Question

Find a first-order differential equation satisfied by all circles with center at the origin.

Answer

**step1 Represent the Family of Circles**

To begin, we write down the general equation for a circle whose center is at the origin (0,0). For such circles, the distance from the origin to any point (x,y) on the circle is equal to the radius, r. This relationship is expressed using the Pythagorean theorem.

$$x^2 + y^2 = r^2$$

In this equation, x and y are the coordinates of any point on the circle, and r is the radius. Since we are looking for a differential equation that describes *all* circles centered at the origin, r is an arbitrary constant for each specific circle within this family. We can simply denote $$r^2$$ as a constant C.

$$x^2 + y^2 = C$$

**step2 Differentiate Implicitly with Respect to x**

To obtain a differential equation, we need to eliminate the arbitrary constant C. We do this by differentiating the equation from Step 1 with respect to x. Since y is a dependent variable (y is a function of x, often written as y(x)), we must use implicit differentiation for the term involving y.
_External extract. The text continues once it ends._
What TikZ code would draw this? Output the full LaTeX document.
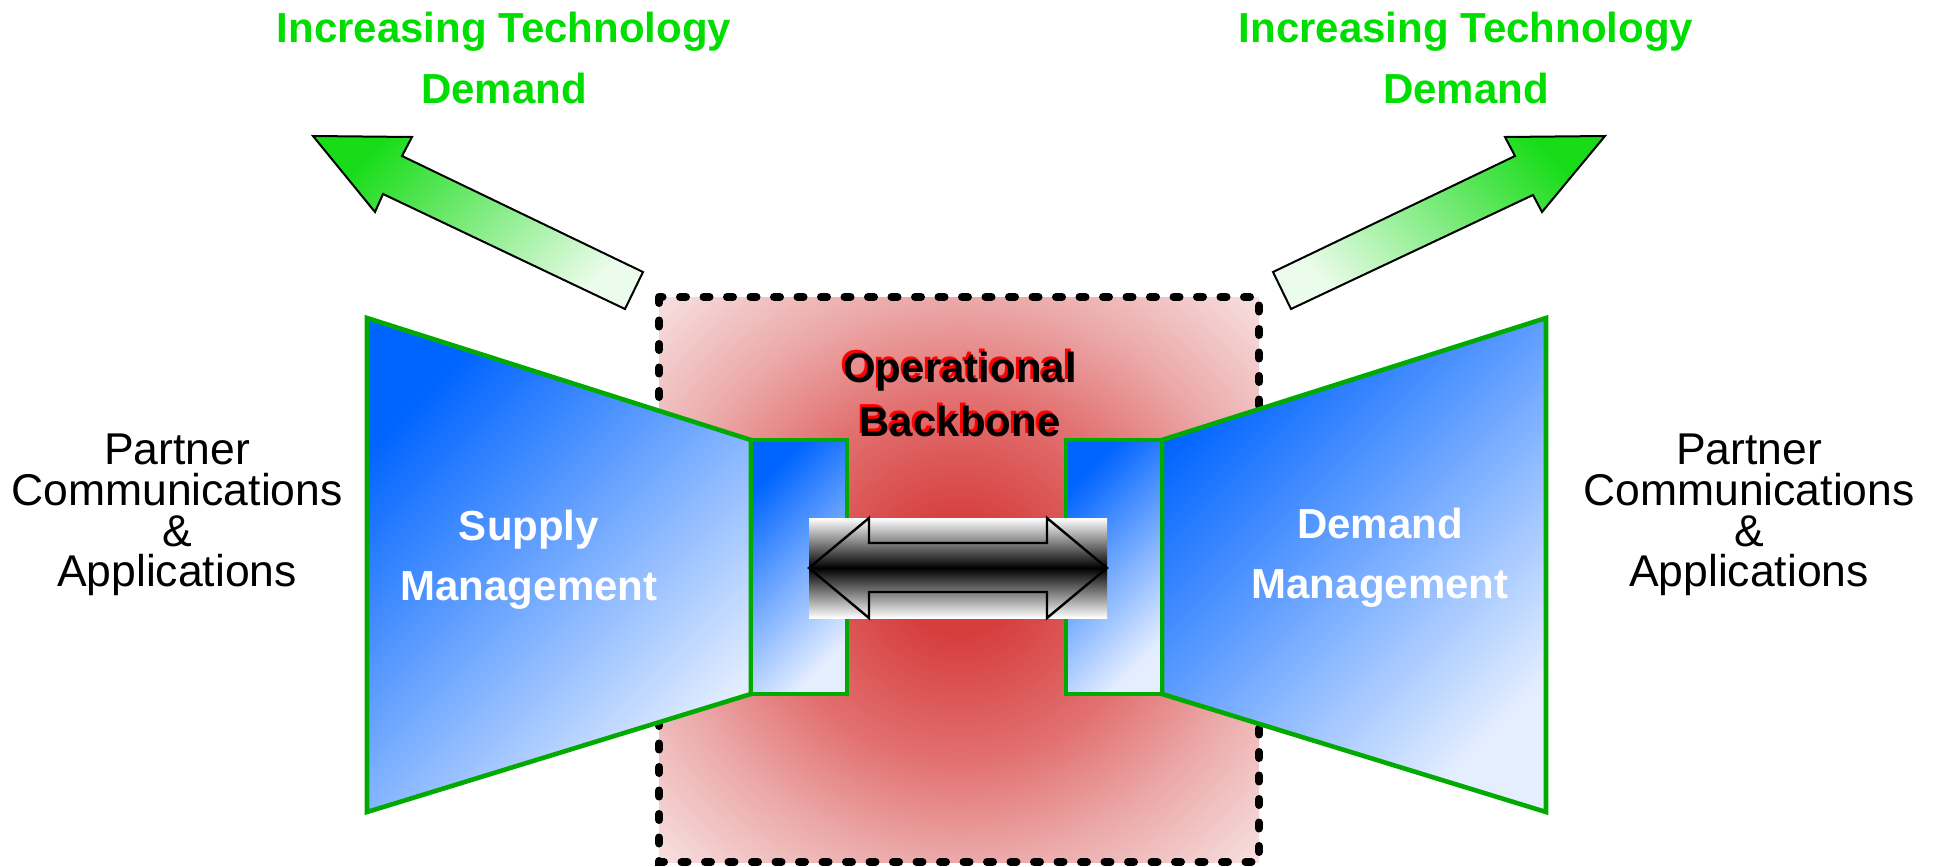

$$\frac{d}{dx}(x^2 + y^2) = \frac{d}{dx}(C)$$

Applying the power rule and the chain rule (for the y term), and knowing that the derivative of a constant is zero, we get:

$$2x + 2y \frac{dy}{dx} = 0$$

**step3 Simplify the Differential Equation**

The equation obtained in Step 2 is already a differential equation. We can simplify it by dividing all terms by the common factor of 2.

$$\frac{2x}{2} + \frac{2y}{2} \frac{dy}{dx} = \frac{0}{2}$$

$$x + y \frac{dy}{dx} = 0$$

This is the first-order differential equation that is satisfied by all circles with their center at the origin.